Pourquoi, à votre avis, les entrepreneurs sociaux sont des femmes?

Il existe énormément d’entrepreneurs sociaux au Maroc qui sont des femmes pour différentes raisons.  Tout d’abord, je pense que la femme marocaine est non seulement ancrée dans la réalité sociale, économique, culturelle et politique du Royaume, mais vit cette réalité d’une façon plus intense que l’homme. En effet, elle assume souvent des responsabilités plus que l’homme puisqu’elle a une perspective et une vision plurielles.  C’est l’une des raisons pour lesquelles les projets sociaux et sociétaux chapotés par les femmes sont pertinents. Par ailleurs, la femme marocaine a beaucoup d’énergie, de détermination, d’endurance et de persistance. C’est ce qui fait d’elle une femme battante, capable de réaliser des projets et générer des sources de revenus pour leurs communautés.

Comptez-vous lancer ce genre d’initiative dans d’autres régions du Royaume?
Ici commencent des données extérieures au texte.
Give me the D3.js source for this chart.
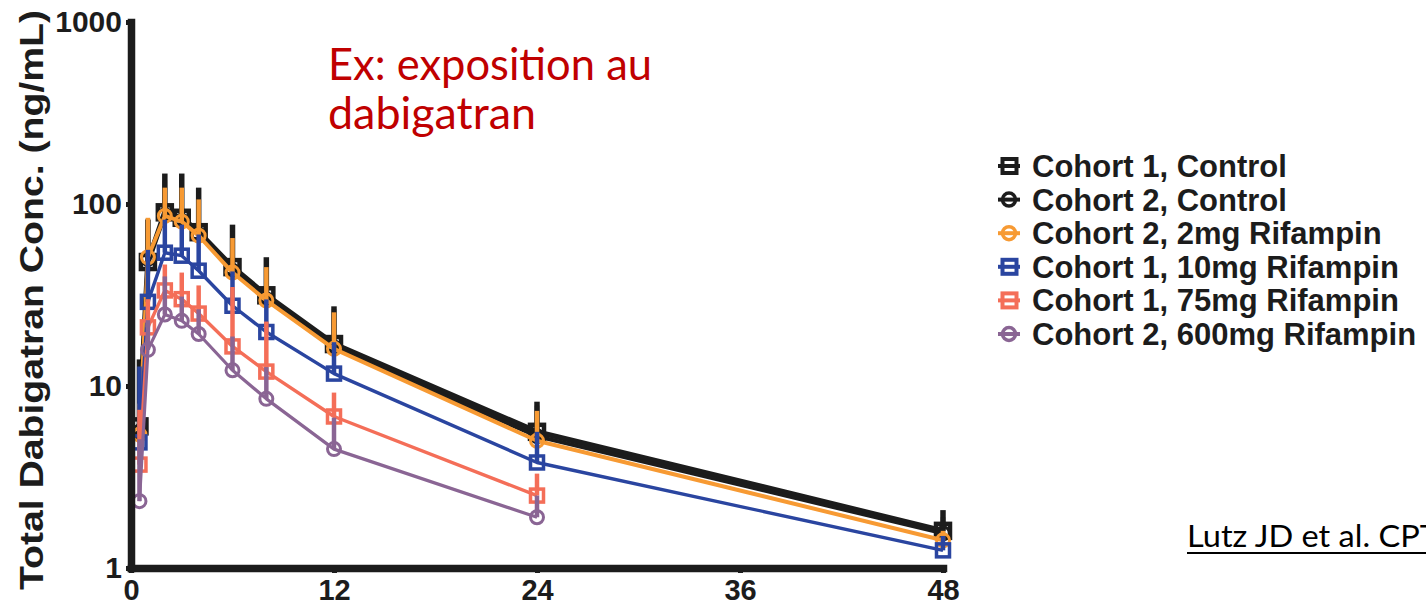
<!DOCTYPE html>
<html>
<head>
<meta charset="utf-8">
<script src="https://cdn.jsdelivr.net/npm/d3@7"></script>
<style>
  html, body { margin: 0; padding: 0; background: #ffffff; }
  svg { display: block; }
</style>
</head>
<body>
<svg id="chart" width="1426" height="607"></svg>
<script>
// Sampling times (h)
const hours = [0.5, 1, 2, 3, 4, 6, 8, 12, 24, 48];

// Mean total dabigatran concentration (ng/mL) per arm, and upper SD limit
const c1Control      = [6.0, 48, 90, 84, 70, 45, 31.5, 17.0, 5.6, 1.6];
const c1ControlTop   = [14, 82, 147, 147, 123, 77, 51, 27.4, 8.2, 2.08];
const c2Control      = [5.6, 50, 87, 81, 68, 43, 30, 16.3, 5.3, 1.55];
const c2ControlTop   = [12, 83, 135, 135, 115, 71, 48, 26.4, 7.8, 1.9];
const c2Rif2         = [5.4, 51, 86, 80, 67, 42, 29.5, 16.0, 5.0, 1.42];
const c2Rif2Top      = [8, 84, 123, 123, 106, 65, 45, 25.4, 7.3, 1.6];
const c1Rif10        = [4.9, 29, 54, 52, 43, 27.6, 19.8, 11.7, 3.8, 1.25];
const c1Rif10Top     = [12.8, 56, 82, 77, 68, 42.6, 29.9, 17.4, 5.6, 1.5];
const c1Rif75        = [3.7, 21, 33.5, 30, 25, 16.5, 12.0, 6.8, 2.5];
const c1Rif75Top     = [7.4, 30, 46.5, 42, 35.7, 35, 22.6, 9.2, 3.3];
const c2Rif600       = [2.33, 15.8, 24.7, 22.8, 19.3, 12.2, 8.5, 4.5, 1.9];
const c2Rif600Top    = [5.1, 23, 40, 31, 26.4, 18.7, 12.7, 6.7, 2.5];

const seriesNames  = ["Cohort 1, Control", "Cohort 2, Control", "Cohort 2, 2mg Rifampin",
                      "Cohort 1, 10mg Rifampin", "Cohort 1, 75mg Rifampin", "Cohort 2, 600mg Rifampin"];
const seriesColors = ["#1c1c1c", "#1c1c1c", "#f79a33", "#2a45a0", "#f46e58", "#8a6594"];
const seriesShapes = ["square", "circle", "circle", "square", "square", "circle"];
const seriesMeans  = [c1Control, c2Control, c2Rif2, c1Rif10, c1Rif75, c2Rif600];
const seriesTops   = [c1ControlTop, c2ControlTop, c2Rif2Top, c1Rif10Top, c1Rif75Top, c2Rif600Top];
const lineWidths   = [5.5, 4, 4, 3.4, 3.4, 3.2];

const xTicks = [0, 12, 24, 36, 48];
const yTicks = [1, 10, 100, 1000];

const svg = d3.select("#chart");
const x = d3.scaleLinear().domain([0, 48]).range([131, 943]);
const y = d3.scaleLog().domain([1, 1000]).range([568, 22]);

const tickFont = "'Liberation Sans', Arial, sans-serif";

// Series: error bars, connecting line, hollow markers
seriesNames.forEach((name, i) => {
  const color = seriesColors[i];
  const means = seriesMeans[i];
  const tops = seriesTops[i];
  const pts = means.map((v, k) => ({ t: hours[k], v, top: tops[k] }));
  const g = svg.append("g");
  const isFirst = i === 0;

  g.selectAll("line.err").data(pts).enter().append("line")
    .attr("x1", d => x(d.t)).attr("x2", d => x(d.t))
    .attr("y1", d => y(d.v)).attr("y2", d => y(d.top))
    .attr("stroke", color).attr("stroke-width", isFirst ? 5.5 : 4.5);

  g.append("path").datum(pts)
    .attr("d", d3.line().x(d => x(d.t)).y(d => y(d.v)))
    .attr("fill", "none").attr("stroke", color)
    .attr("stroke-width", lineWidths[i]).attr("stroke-linejoin", "round");

  if (seriesShapes[i] === "square") {
    const s = isFirst ? 14 : 13;
    g.selectAll("rect").data(pts).enter().append("rect")
      .attr("x", d => x(d.t) - s / 2).attr("y", d => y(d.v) - s / 2)
      .attr("width", s).attr("height", s)
      .attr("fill", "none").attr("stroke", color).attr("stroke-width", isFirst ? 4.5 : 3.5);
  } else {
    g.selectAll("circle").data(pts).enter().append("circle")
      .attr("cx", d => x(d.t)).attr("cy", d => y(d.v)).attr("r", 6.5)
      .attr("fill", "none").attr("stroke", color).attr("stroke-width", 3);
  }
});

// Axes
const yAxis = svg.append("g").attr("transform", "translate(131,0)")
  .call(d3.axisLeft(y).tickValues(yTicks).tickFormat(d3.format("d"))
    .tickSize(5).tickSizeOuter(0).tickPadding(4));
const xAxis = svg.append("g").attr("transform", "translate(0,568)")
  .call(d3.axisBottom(x).tickValues(xTicks).tickFormat(d3.format("d"))
    .tickSize(5).tickSizeOuter(0).tickPadding(6));

[yAxis, xAxis].forEach(a => {
  a.select(".domain").attr("stroke", "#1c1c1c").attr("stroke-width", 7.5)
    .attr("stroke-linecap", "square");
  a.selectAll(".tick line").attr("stroke", "#1c1c1c").attr("stroke-width", 5);
  a.selectAll(".tick text").attr("fill", "#1c1c1c")
    .style("font-family", tickFont).style("font-weight", "bold").style("font-size", "29px");
});
yAxis.selectAll(".tick text").style("font-size", "30px");

// Y axis title
svg.append("text")
  .attr("transform", "translate(43,590) rotate(-90)")
  .attr("textLength", 580).attr("lengthAdjust", "spacingAndGlyphs")
  .style("font-family", tickFont).style("font-weight", "bold").style("font-size", "34px")
  .attr("fill", "#1c1c1c")
  .text("Total Dabigatran Conc. (ng/mL)");

// Legend
const legend = svg.append("g");
seriesNames.forEach((name, i) => {
  const cy = 166 + i * 33.6;
  const color = seriesColors[i];
  legend.append("line").attr("x1", 998).attr("x2", 1020).attr("y1", cy).attr("y2", cy)
    .attr("stroke", color).attr("stroke-width", 4);
  if (seriesShapes[i] === "square") {
    legend.append("rect").attr("x", 1002.5).attr("y", cy - 7).attr("width", 14).attr("height", 14)
      .attr("fill", "none").attr("stroke", color).attr("stroke-width", 4);
  } else {
    legend.append("circle").attr("cx", 1009).attr("cy", cy).attr("r", 6.5)
      .attr("fill", "none").attr("stroke", color).attr("stroke-width", 3.5);
  }
  legend.append("text").attr("x", 1032).attr("y", cy + 11)
    .style("font-family", tickFont).style("font-weight", "bold").style("font-size", "31px")
    .attr("fill", "#1c1c1c").text(name);
});

// Annotation
const noteFont = "Lato, 'Open Sans', sans-serif";
svg.append("text").attr("x", 328).attr("y", 80)
  .attr("textLength", 324).attr("lengthAdjust", "spacingAndGlyphs")
  .style("font-family", noteFont).style("font-size", "45px").attr("fill", "#c00000")
  .text("Ex: exposition au");
svg.append("text").attr("x", 328).attr("y", 129)
  .attr("textLength", 208).attr("lengthAdjust", "spacingAndGlyphs")
  .style("font-family", noteFont).style("font-size", "45px").attr("fill", "#c00000")
  .text("dabigatran");

// Reference
svg.append("text").attr("x", 1187).attr("y", 547)
  .attr("textLength", 252).attr("lengthAdjust", "spacingAndGlyphs")
  .style("font-family", noteFont).style("font-size", "31px").attr("fill", "#000000")
  .text("Lutz JD et al. CPT");
svg.append("line").attr("x1", 1187).attr("x2", 1440).attr("y1", 553).attr("y2", 553)
  .attr("stroke", "#000000").attr("stroke-width", 2);
</script>
</body>
</html>
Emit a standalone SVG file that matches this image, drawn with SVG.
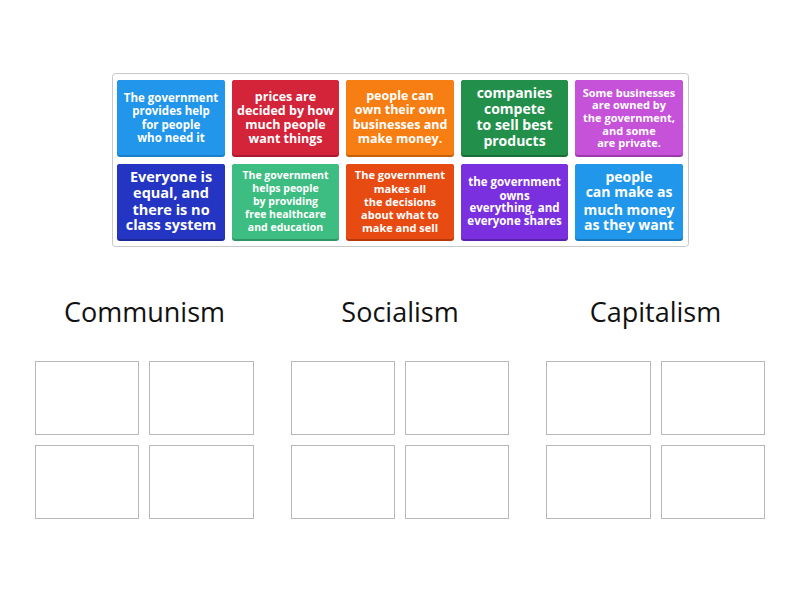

Tout à fait, je souhaite généraliser ce programme dans d’autres régions du Maroc pour que l’impact aille au-delà du Moyen-Atlas. Je suis actuellement à la recherche de partenaires pour la mise en place d’un programme dédié à la petite fille rurale. Son objectif est de lutter contre l’abandon scolaire de la fille au niveau national et de créer des modèles de femmes rurales aux petites filles rurales.

Kaoutar Khennach

 

Biographie :

Diplômée d’un master en affaires internationales de l’université de Columbia à New York et d’un master en développement international de Sciences Po Paris, Lamia a nourri son parcours d’expériences professionnelles enrichissantes. Après une expérience chez Transparency International, la Ligue arabe et le Conseil économique et social des Nations unies à New York, Lamia Bazir est revenue au Maroc en 2014 afin de s’engager dans la société civile marocaine pour un développement humain «plus équitable». En 2015, elle a été honorée par les Nations unies et par le Groupe MBC qui lui ont décerné le Prix des Nations unies pour le volontariat de la jeunesse arabe. Elle est actuellement la représentante de l’ONDE.